In the mechanical control devices category, rectangular vanes were found to be very effective in controlling jets’ and boundary layers’ separation [25] and were widely used in various applications. However, these devices were generally large in size (\(h/\delta \ge 1\), h being the micro-ramp height and \(\delta \) the boundary-layer thickness) and introduced significant device drag when used in high-speed aerodynamics (see Fig. 5a). A more recent approach for achieving effective flow control is through the use of “micro” mechanical control devices (with \(h < \delta \)) that introduce mixing in the boundary layer, are fail-safe and most importantly, are mechanically simpler and rugged [10, 26, 27]. The boundary layer mixing is achieved by the generation of streamwise vortices (co- or counter-rotating) in the wake of these control devices, near the wall (see Fig. 6). Although micro-VGs have the added advantage of being mechanically rugged, simple and fail-safe, the micro-jet (MJ) control technique, which also provides similar flow control effectiveness, not only has the flexibility of switching off and on [28] or “activating on demand” but can also have the added advantage of being integrated with transpiration systems as well [29]. The former characteristic helps to eliminate the parasitic drag associated with micro-vortex generators (MVG) [25]. In fact, to introduce similar effectiveness of control as micro-jets, the MVGs perhaps would have to be designed much larger in size \((h > 0.5\,\delta )\). More recently, pulsed micro-jets (PMJ) or resonance-enhanced micro-jets (REM) have also been found very effective in suppressing certain flow frequencies such as those in screeching free jets, impinging jets, etc [30]. Compared to steady MJs, the PMJs are a more effective alternative as these are more energy efficient and can be tuned to target different frequencies. Other variants of PMJs are the piezoelectric [30] and MEMS PMJs [31]. However, active flow control devices, as already mentioned before, can be complex, expensive and also difficult to implement and maintain [25]. Various groups in USA [29, 30, 31, 32, 33], Europe [10, 28, 34, 35], UK [26, 27], India [36, 37] and China [38] are looking at different methods of shock-induced control in various areas of research applications.
Fig. 5

Example of mechanical control devices

Despite the fact that a lot of research has been focussed on flow control, it is still an open field in terms of control optimization, configuration optimization and its effectiveness for various shock-induced interactions. The flow physics for various control device configurations needs to be studied in detail and their benefits—investigated for different regimes of interactions.

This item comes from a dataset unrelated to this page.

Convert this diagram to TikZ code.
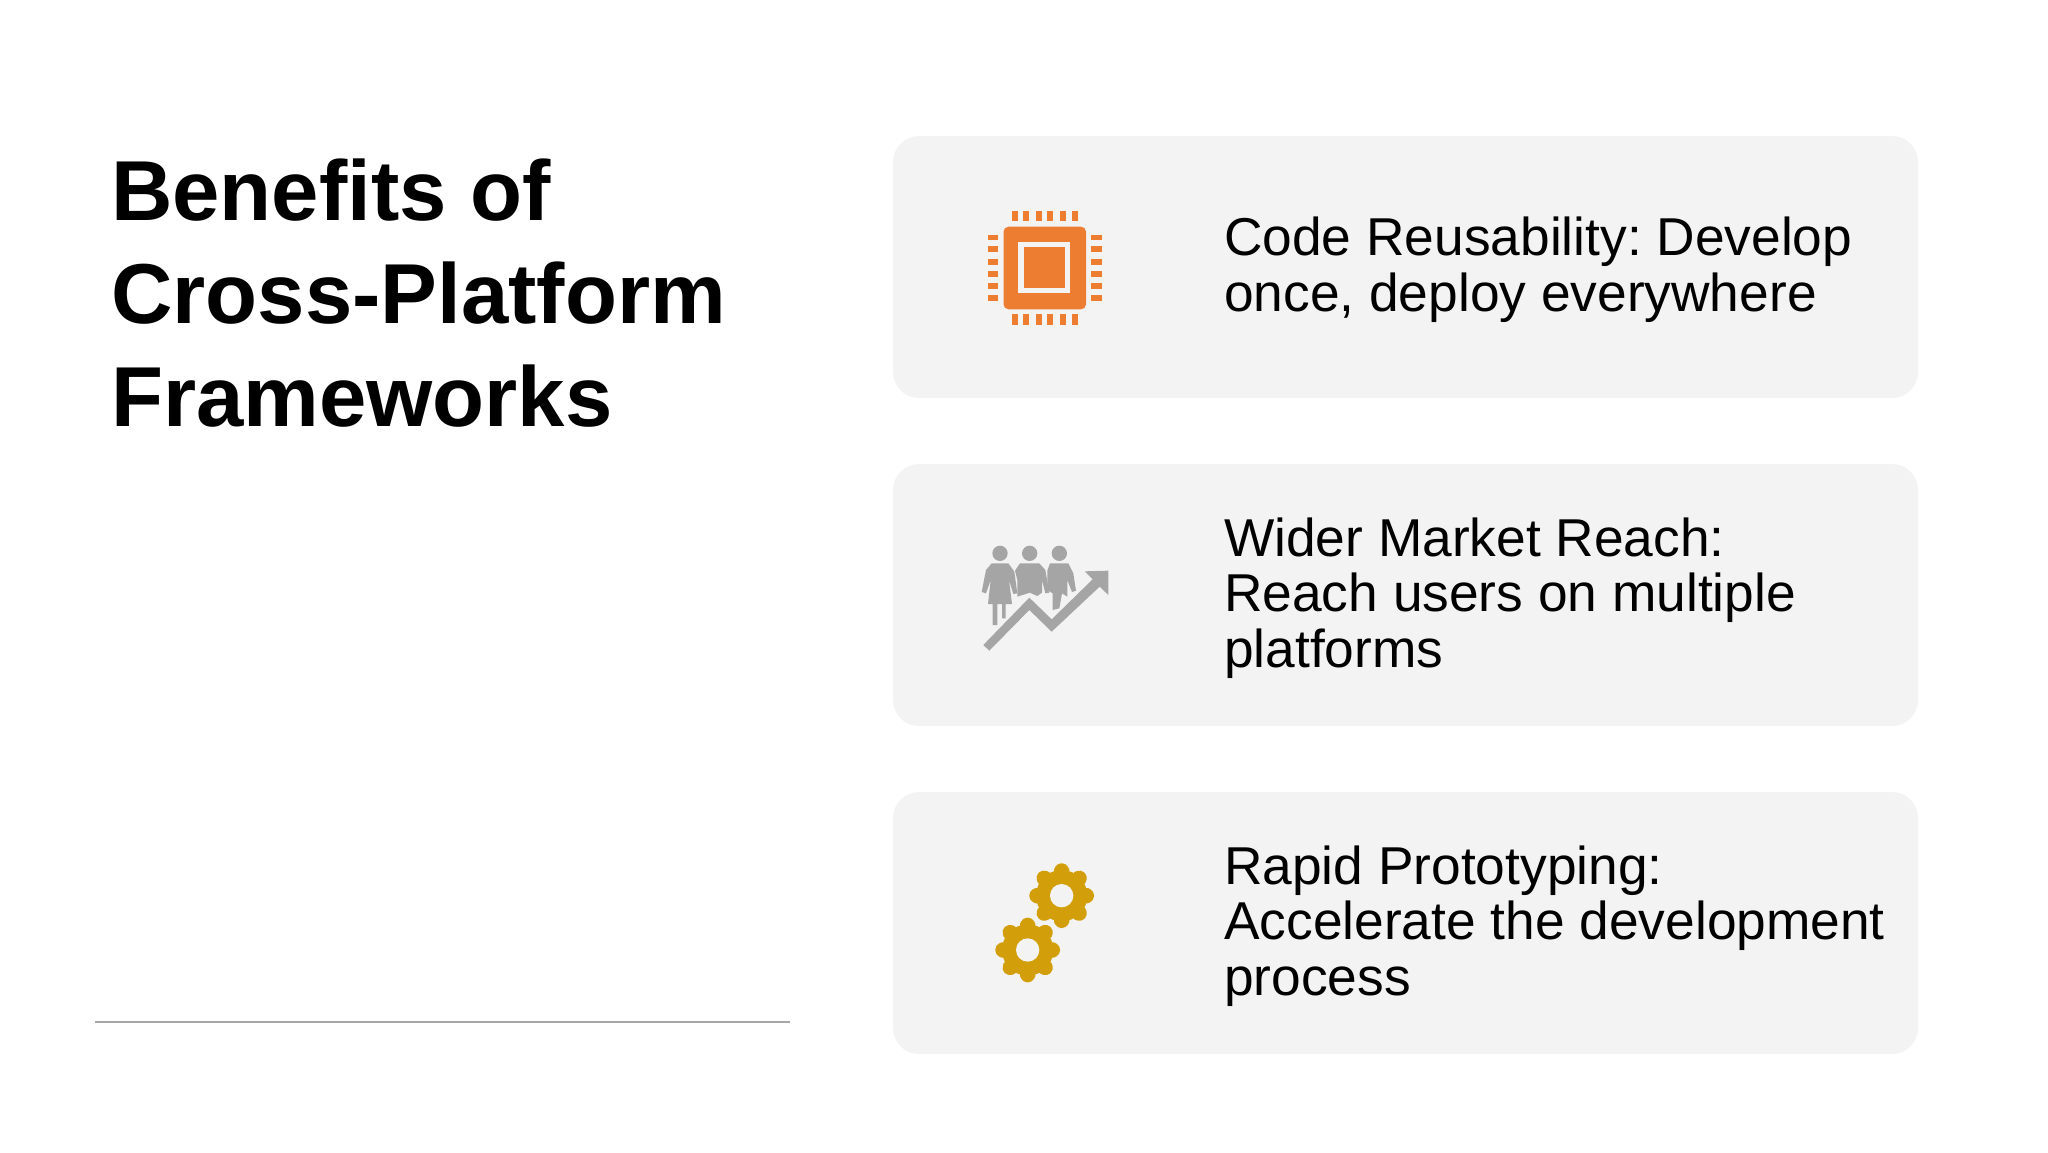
\documentclass[tikz,border=0pt]{standalone}
\usepackage{fontspec}
\setmainfont{Liberation Sans}
\frenchspacing
\definecolor{cardbg}{HTML}{F3F3F3}
\definecolor{chipc}{HTML}{ED7D31}
\definecolor{peoplec}{HTML}{A5A5A5}
\definecolor{gearc}{HTML}{D29F0A}
\definecolor{rulec}{HTML}{A6A6A6}
\tikzset{
  card/.style={fill=cardbg,draw=none,rounded corners=26pt},
  cardtext/.style={anchor=west,align=left,inner sep=0pt,font=\fontsize{53.3}{55.6}\selectfont,text=black},
  titletext/.style={anchor=west,align=left,inner sep=0pt,font=\fontsize{85.1}{103}\selectfont\bfseries,text=black},
  chip/.style={fill=chipc,draw=none},
  people/.style={fill=peoplec,draw=none},
  gear/.style={fill=gearc,draw=none},
}
\begin{document}
\begin{tikzpicture}[x=1pt,y=-1pt]
\path[use as bounding box,fill=white] (0,0) rectangle (2048,1152);
\node[titletext] (title) at (111,293) {Benefits of\\Cross-Platform\\Frameworks};
\coordinate (ruleA) at (95,1022);
\coordinate (ruleB) at (790,1022);
\draw[rulec,line width=2pt] (ruleA) -- (ruleB);
% cards
\fill[card] (893,136) rectangle (1918,398);
\fill[card] (893,464) rectangle (1918,726);
\fill[card] (893,792) rectangle (1918,1054);
\node[cardtext] (t1) at (1224,270) {Code Reusability: Develop\\once, deploy everywhere};
\node[cardtext] (t2) at (1224,598) {Wider Market Reach:\\Reach users on multiple\\platforms};
\node[cardtext] (t3) at (1224,926) {Rapid Prototyping:\\Accelerate the development\\process};
% chip
\fill[chip,rounded corners=5pt] (1003.5,226.7) rectangle (1086,309.3);
\fill[cardbg] (1018.3,241.7) rectangle (1070,293.3);
\fill[chip] (1024.3,247.3) rectangle (1065.3,288.3);
\foreach \a/\b in {1012/1017.7,1023.3/1029.3,1036/1041.7,1047.3/1053.3,1060/1066,1071.7/1077.7}{
  \fill[chip] (\a,210.7) rectangle (\b,220.7);
  \fill[chip] (\a,314.3) rectangle (\b,325);
}
\foreach \a/\b in {235.3/240.3,246.3/252.3,259.3/264.7,270.7/276.7,283.3/288.7,295/300.7}{
  \fill[chip] (988,\a) rectangle (997.7,\b);
  \fill[chip] (1090.7,\a) rectangle (1102,\b);
}
% people and arrow
\begin{scope}[shift={(960,530)},x=0.3333pt,y=-0.3333pt]
  \fill[people] (120,70) circle (23);
  \fill[people] (209,70) circle (23);
  \fill[people] (298,70) circle (23);
  % woman
  \fill[people] (95,100) -- (145,100) -- (163,125) -- (172,190) -- (160,192) -- (147,150)
     -- (156,222) -- (137,222) -- (137,265) -- (126,265) -- (126,222) -- (112,222)
     -- (112,285) -- (98,285) -- (98,222) -- (84,222) -- (92,150) -- (78,190) -- (65,186) -- (78,120) -- cycle;
  % middle man
  \fill[people] (180,100) -- (238,100) -- (256,120) -- (268,188) -- (256,190) -- (246,150)
     -- (246,188) -- (232,198) -- (209,188) -- (172,200) -- (172,150) -- (165,122) -- cycle;
  % right man
  \fill[people] (270,100) -- (325,100) -- (340,130) -- (348,182) -- (336,186) -- (322,150)
     -- (322,200) -- (306,190) -- (298,235) -- (278,240) -- (278,190) -- (262,180) -- (262,122) -- cycle;
  % arrow
  \fill[people] (70,345) -- (208,203) -- (275,268) -- (398,148) -- (374,124) -- (445,122)
     -- (445,195) -- (419,170) -- (275,305) -- (208,240) -- (88,362) -- cycle;
\end{scope}
% gears
\begin{scope}[shift={(980,850)},x=0.3333pt,y=-0.3333pt]
  \foreach \cx/\cy in {245/137,143/300}{
    \fill[gear] (\cx,\cy) circle (77);
    \foreach \r in {0,45,...,315}{
      \fill[gear,rounded corners=4pt,shift={(\cx,\cy)},rotate=\r] (-28,-68) -- (-14,-97) -- (14,-97) -- (28,-68) -- cycle;
    }
    \fill[cardbg] (\cx,\cy) circle (35);
  }
\end{scope}
\end{tikzpicture}
\end{document}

3 Thematic issue on supersonic flow control

The thematic issue focuses on theoretical and experimental aspects of supersonic flow control, which includes various studies reported by different contributors who have conducted detailed investigations using different control devices such as micro-ramps, vanes, shock control bumps, plasma jets, micro-jets, etc. These control techniques were tested in different interactions such as those induced by impinging shock, circular cylinder and impinging jets to demonstrate their effectiveness. The issue includes two review articles on micro-ramp controls and shock control bumps, respectively, while the remaining four papers report the results of recent research being conducted towards efficient implementation of various flow control devices. It is to be noted that, in full accordance with the Shock Waves Journal editorial policies, all manuscripts of the present issue were rigorously peer-reviewed by at least two independent referees, each of which is an internationally recognized expert in the field.

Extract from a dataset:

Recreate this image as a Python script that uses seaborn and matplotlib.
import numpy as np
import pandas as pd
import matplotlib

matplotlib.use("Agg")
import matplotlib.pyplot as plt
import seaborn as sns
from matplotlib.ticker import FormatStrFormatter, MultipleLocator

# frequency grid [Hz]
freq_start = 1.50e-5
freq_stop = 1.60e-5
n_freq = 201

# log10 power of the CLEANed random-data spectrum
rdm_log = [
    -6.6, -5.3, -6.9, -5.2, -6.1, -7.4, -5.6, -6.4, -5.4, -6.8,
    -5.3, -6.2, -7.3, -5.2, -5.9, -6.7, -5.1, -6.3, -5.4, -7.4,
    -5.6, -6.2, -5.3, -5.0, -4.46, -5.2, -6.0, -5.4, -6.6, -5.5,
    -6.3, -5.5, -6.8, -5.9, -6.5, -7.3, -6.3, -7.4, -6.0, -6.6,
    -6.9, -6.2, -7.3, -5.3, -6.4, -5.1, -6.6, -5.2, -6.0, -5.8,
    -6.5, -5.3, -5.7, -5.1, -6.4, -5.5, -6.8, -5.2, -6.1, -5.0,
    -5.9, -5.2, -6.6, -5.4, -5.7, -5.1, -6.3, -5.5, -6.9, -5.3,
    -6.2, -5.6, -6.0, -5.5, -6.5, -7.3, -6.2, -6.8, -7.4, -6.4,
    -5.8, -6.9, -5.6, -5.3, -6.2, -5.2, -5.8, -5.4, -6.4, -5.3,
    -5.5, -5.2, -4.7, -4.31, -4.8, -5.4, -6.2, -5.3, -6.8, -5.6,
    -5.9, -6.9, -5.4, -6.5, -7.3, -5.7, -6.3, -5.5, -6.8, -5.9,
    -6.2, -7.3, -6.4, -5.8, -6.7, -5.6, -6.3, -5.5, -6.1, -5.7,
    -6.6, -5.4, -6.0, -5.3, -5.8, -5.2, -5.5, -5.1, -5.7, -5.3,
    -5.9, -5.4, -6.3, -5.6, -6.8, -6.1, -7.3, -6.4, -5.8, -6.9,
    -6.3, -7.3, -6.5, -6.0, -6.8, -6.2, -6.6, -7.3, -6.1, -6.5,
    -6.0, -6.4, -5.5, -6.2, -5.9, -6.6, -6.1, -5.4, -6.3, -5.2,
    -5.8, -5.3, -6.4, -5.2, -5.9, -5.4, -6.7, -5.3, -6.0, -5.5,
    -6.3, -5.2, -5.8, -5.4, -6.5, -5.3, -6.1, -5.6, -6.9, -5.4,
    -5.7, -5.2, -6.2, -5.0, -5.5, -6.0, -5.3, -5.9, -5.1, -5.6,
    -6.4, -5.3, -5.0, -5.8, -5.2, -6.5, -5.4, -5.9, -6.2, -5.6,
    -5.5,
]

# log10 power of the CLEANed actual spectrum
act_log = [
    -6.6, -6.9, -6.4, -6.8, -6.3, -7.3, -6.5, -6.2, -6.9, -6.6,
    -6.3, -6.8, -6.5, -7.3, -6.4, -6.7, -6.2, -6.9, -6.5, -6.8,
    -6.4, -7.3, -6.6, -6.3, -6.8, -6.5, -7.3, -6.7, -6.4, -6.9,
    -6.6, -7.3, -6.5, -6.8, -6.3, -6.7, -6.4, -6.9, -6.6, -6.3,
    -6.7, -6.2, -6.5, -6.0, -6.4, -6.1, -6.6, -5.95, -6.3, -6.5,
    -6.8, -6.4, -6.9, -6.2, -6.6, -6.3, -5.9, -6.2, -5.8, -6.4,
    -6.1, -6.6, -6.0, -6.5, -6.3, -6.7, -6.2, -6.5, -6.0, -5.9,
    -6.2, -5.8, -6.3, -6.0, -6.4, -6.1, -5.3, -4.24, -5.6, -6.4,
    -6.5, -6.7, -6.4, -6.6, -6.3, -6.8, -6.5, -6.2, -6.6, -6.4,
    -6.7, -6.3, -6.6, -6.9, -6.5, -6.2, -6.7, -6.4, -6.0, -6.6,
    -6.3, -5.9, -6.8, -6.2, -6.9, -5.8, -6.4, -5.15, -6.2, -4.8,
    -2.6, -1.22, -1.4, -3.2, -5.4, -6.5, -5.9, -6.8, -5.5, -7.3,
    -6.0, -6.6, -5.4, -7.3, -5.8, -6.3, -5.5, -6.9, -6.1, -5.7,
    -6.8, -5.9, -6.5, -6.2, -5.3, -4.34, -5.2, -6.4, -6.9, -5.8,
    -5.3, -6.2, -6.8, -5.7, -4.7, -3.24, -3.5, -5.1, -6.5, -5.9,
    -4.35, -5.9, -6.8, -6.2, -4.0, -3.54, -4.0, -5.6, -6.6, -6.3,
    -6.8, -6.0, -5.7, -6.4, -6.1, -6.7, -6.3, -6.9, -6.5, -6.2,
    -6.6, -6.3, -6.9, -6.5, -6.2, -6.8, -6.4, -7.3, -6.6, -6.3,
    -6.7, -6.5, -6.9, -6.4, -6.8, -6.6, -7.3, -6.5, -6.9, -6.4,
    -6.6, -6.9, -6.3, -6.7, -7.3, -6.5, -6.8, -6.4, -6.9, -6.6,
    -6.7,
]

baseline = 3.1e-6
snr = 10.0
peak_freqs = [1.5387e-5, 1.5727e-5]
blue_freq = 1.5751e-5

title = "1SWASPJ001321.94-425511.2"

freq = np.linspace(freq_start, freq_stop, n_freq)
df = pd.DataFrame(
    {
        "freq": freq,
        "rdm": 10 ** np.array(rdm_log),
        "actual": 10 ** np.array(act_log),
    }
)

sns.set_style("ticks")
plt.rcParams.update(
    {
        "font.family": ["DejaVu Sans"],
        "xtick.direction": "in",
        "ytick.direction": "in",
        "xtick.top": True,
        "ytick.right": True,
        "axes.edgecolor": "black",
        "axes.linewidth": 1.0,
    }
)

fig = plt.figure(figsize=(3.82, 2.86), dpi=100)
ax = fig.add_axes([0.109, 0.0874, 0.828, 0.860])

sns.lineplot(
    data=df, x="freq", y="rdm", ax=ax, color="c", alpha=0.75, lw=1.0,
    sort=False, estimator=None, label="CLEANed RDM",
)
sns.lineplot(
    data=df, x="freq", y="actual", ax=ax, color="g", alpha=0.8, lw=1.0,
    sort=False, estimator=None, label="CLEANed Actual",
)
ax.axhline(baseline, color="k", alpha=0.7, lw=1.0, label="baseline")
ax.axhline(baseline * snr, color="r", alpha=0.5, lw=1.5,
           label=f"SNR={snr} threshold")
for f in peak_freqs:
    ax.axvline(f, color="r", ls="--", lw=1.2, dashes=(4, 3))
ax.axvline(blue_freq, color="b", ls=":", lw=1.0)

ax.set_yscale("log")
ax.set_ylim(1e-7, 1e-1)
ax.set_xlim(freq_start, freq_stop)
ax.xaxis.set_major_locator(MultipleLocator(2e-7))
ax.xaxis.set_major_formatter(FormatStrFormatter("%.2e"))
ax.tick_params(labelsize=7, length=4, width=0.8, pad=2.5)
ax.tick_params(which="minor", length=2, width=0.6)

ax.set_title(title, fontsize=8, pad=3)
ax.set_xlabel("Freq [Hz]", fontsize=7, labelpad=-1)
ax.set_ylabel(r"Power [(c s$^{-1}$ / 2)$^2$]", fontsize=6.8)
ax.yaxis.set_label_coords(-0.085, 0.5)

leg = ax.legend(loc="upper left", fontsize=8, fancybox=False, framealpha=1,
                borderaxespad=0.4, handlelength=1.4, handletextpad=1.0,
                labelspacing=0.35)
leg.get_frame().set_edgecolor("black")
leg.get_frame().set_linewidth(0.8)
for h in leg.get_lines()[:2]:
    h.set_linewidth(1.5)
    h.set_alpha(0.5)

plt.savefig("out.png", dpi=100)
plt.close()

In this framework, the review by Titchner and Babinsky [39] gives an overview of the research conducted by various experts the world over bringing out very strongly the potential of mechanical vortex generators as a possible control device for mitigation of shock-induced separation. The authors bring out two main important observations. Firstly, the success of these control devices was reported more in the transonic flow regime than in purely supersonic interactions. This, however, does not imply that the effective control of supersonic interactions is not possible. In this regard, the study suggests more focussed research, especially for cases where the extent of separation exceeds (5–10) \(\delta \), to prove the effectiveness of such devices. Secondly, the detailed comparative review shows that the effectiveness of counter-rotating MVGs is better for \(D/d \ge 4\) (where D is the inter-VG spacing) and \(h/\delta \) between 0.2 and 0.5. The research status in this field also indicates that the vane-type VG shapes are superior in performance when compared to the ramp/wedge-type VGs and, therefore, more innovative designs need to be looked into to match the effectiveness of the former. Although nothing concrete could be ascertained about control location, a rough estimate indicates that this distance is to be somewhere between (15–30)  x / h (where x is the distance of the control location from the interaction).

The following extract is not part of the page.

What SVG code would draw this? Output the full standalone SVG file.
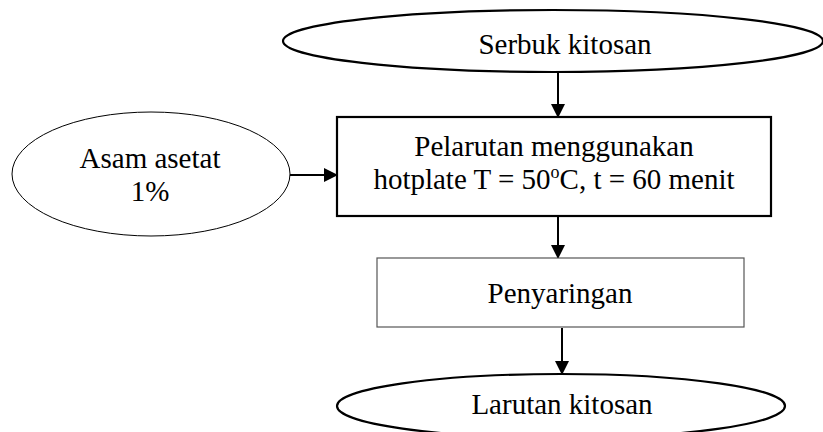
<svg xmlns="http://www.w3.org/2000/svg" width="823" height="432" viewBox="0 0 823 432">
<style>
text{font-family:"Liberation Serif","Times New Roman",serif;font-size:29px;fill:#000;text-anchor:middle}
.thick{fill:#fff;stroke:#000;stroke-width:2.2}
.thin{fill:#fff;stroke:#000;stroke-width:1}
.gray{fill:#fff;stroke:#555;stroke-width:1.2}
.conn{stroke:#000;stroke-width:2;fill:none}
</style>
<defs>
<marker id="ah" markerUnits="userSpaceOnUse" markerWidth="14" markerHeight="14" refX="13" refY="7" orient="auto">
<path d="M0,0 L14,7 L0,14 Z" fill="#000"/>
</marker>
</defs>
<rect width="823" height="432" fill="#fff"/>
<g id="connectors">
<line class="conn" x1="558" y1="72" x2="558" y2="117" marker-end="url(#ah)"/>
<line class="conn" x1="290" y1="175" x2="337" y2="175" marker-end="url(#ah)"/>
<line class="conn" x1="558" y1="217" x2="558" y2="258" marker-end="url(#ah)"/>
<line class="conn" x1="562" y1="328" x2="562" y2="374" marker-end="url(#ah)"/>
</g>
<g id="serbuk">
<ellipse class="thick" cx="553" cy="41" rx="270" ry="31"/>
<text x="565" y="54">Serbuk kitosan</text>
</g>
<g id="asam">
<ellipse class="thin" cx="151" cy="174" rx="139" ry="62"/>
<text x="150" y="168">Asam asetat</text>
<text x="150" y="201">1%</text>
</g>
<g id="pelarutan">
<rect class="thick" x="337" y="117" width="434" height="99"/>
<text x="554" y="156">Pelarutan menggunakan</text>
<text x="554" y="189">hotplate T = 50<tspan font-size="18" dy="-11">o</tspan><tspan dy="11">C, t = 60 menit</tspan></text>
</g>
<g id="penyaringan">
<rect class="gray" x="377" y="258" width="367" height="69"/>
<text x="560" y="303">Penyaringan</text>
</g>
<g id="larutan">
<ellipse class="thick" cx="561" cy="406" rx="224" ry="32"/>
<text x="562" y="414">Larutan kitosan</text>
</g>
</svg>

Another experimental study on MVGs focuses on the effects of MVG height and configuration in controlling a flare induced laminar SWBLI [40]. The results were facilitated by time-resolved streamwise surface heat transfer measurements and high-speed schlieren imaging. The paper reports that the MVG height plays a dominant role in intensifying the flow fluctuations in the wake of the MVG device. It is also interesting to note that the shape of the control device seems insignificant for \(h/\delta ~<~0.29\) whereas for \(0.29 < h/\delta < 0.58\), the shape seems to show some influence. However, the authors suggest that in order to minimize the MVG-induced drag, the strong local interference effects, the total pressure losses and the flow unsteadiness, the MVG height should be kept approximately at 0.3.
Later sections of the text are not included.